There are five picture modes plus the usual picture adjustments. One of these, Cell Light, is roughly comparable to Backlight on an LCD set. It adjusts the drive to the panel and can move the entire brightness range up or down. The Advanced Settings menu includes two separate sets of white balance controls for gray-scale calibration. White Balance is a two-step control—gain (high) and offset (low). The 10p White Balance (accessible only in the Movie picture mode, and then only in 2D) can tweak the gray scale at 10 points across the brightness range for more precise tuning. Both sets of controls can be used together; the most efficient technique is to calibrate first with the two-point adjustments, then fine-tune as needed with the 10-point controls.

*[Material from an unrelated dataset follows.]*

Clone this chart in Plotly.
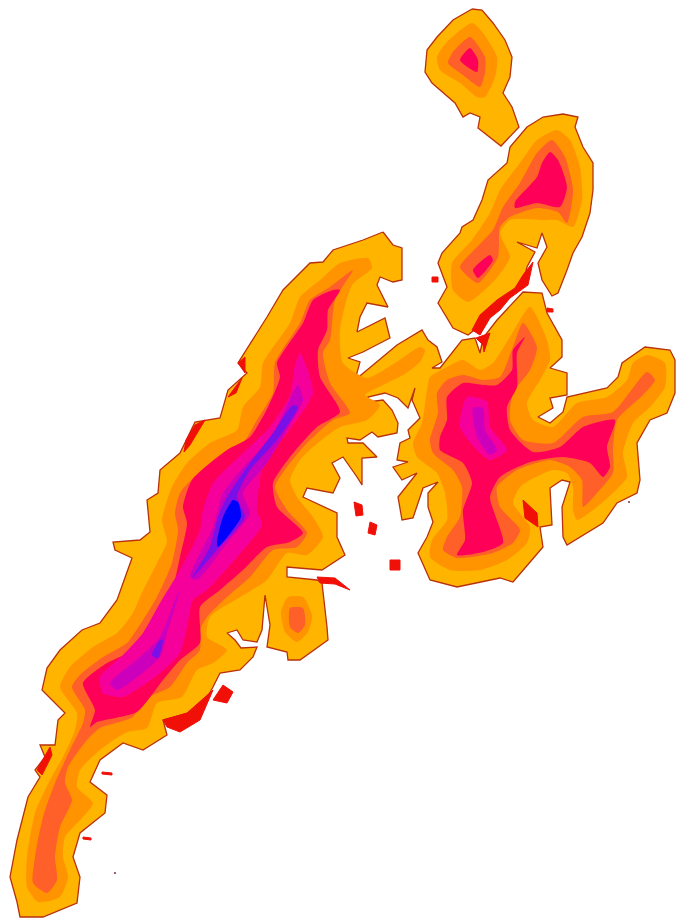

The Color Space control is what most manufacturers call a color management system (CMS). Its Custom setting provides full control over the set’s primary (red, green, blue) and secondary (cyan, magenta, yellow) colors for finetuning the color gamut, essentially the outer limits of the TV’s color palette. There’s also a seven-position Gamma control, Dynamic Contrast, an RGB Only selection useful for setting the Color and Tint controls (it shuts off any two of the three primary colors), and two built-in test patterns.
If you want the most accurate image, the Advanced Settings that are best left off are Black Tone, Flesh Tone, and Motion Lighting.

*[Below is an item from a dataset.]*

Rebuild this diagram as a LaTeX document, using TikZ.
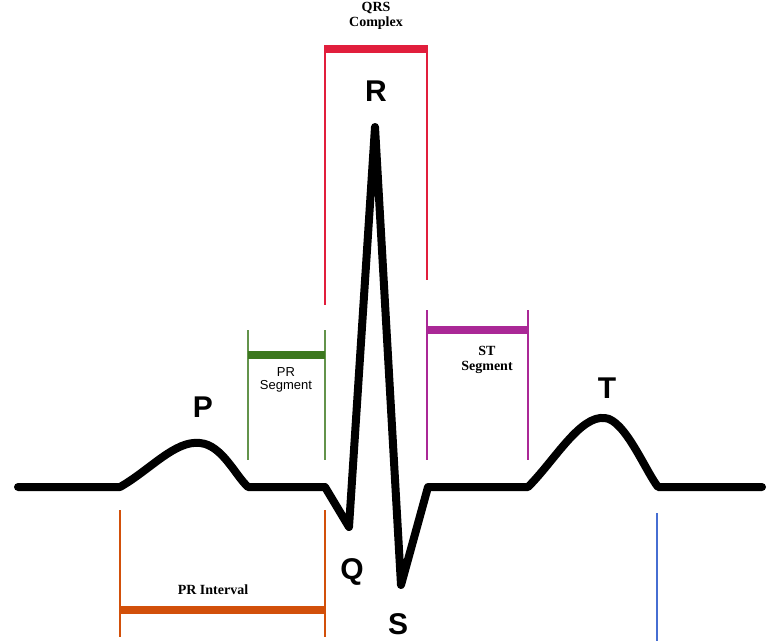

A Color Tone control in the Picture Options menu offers several color temperature selections from which to start tuning the white balance. I used Warm2 pre-calibration as the baseline for a full calibration. A Motion Judder Canceller, with three positions (Standard, Smooth, and Off), is similar to the motion-smoothing feature found in LCD sets and has the same downside: It alters film to look like video—the soap-opera effect—in either of its active positions. There’s also an MPEG Noise filter should you need it (I never did). The 3D controls include the usual suspects, including a 2D-to-3D conversion mode. The set comes with four sets of lightweight, comfortable, battery-powered (not rechargeable) active 3D glasses. Extras will run you $20 per pair.
All of the expected Internet features are included in Samsung’s new Smart Hub menu. You can stream movies and TV shows either wired or wirelessly, download apps, surf the Web to your heart’s content, or visit your favorite social sites. A built-in, retractable camera at the top of the screen facilitates these applications, can be used for Skype calls, and even has facial recognition capabilities.
The set also includes a port for Samsung’s Evolution Kit, designed to offer future hardware updates as they become available. There are inevitable limits, of course, to what such updates can accomplish. Don’t, for example, expect an Evolution Kit that turns the PN60F8500 into a 4K set! But this feature should allow the set to keep up somewhat with future advances in the user interface and streaming features.
Samsung’s new Smart Touch (remote) Control probably deserves more than the few words I can spare for it. Apart from a few hard buttons, its functions are triggered from a trackpad, which too often had me overshooting the mark for my desired settings. It’s also relatively small and a constant threat to disappear into the bottomless pit of your sofa cushions. I kept hitting the side-mounted Mute button when I didn’t want to. While I became familiar with the operation of this remote soon enough, I never exactly fell in love with it.
Some of the Samsung’s features can also be operated by specific voice commands or hand gestures. I was able to get the hand gesture control to work, though awkwardly at best, but was not able to effectively interface with voice control. The latter appears to have a limited range of control options and also requires an Internet connection. Several days earlier, I had been able to establish a temporary wired link to the Web to check out the set’s Internet apps, but when I tried again during the voice recognition test, the link-up could not be made—though I was able to concurrently establish an Internet connection (with some difficulty) to both my computer and the Sony XBR-65X900A Ultra HDTV. But unless you’re more into gadgets than performance, neither gesture nor voice control, useful or not, should be important enough to make or break a possible purchase decision.
The PN60F8500 passed all of our standardized video processing tests apart from 3:2 SD, where it didn’t hold a good lock to the source cadence. Like most HDTVs, the Samsung does not pass HDMI-fed Dolby Digital or DTS signals from its TosLink audio output but rather converts them to two-channel PCM—a limitation for getting the most out of some outboard soundbars.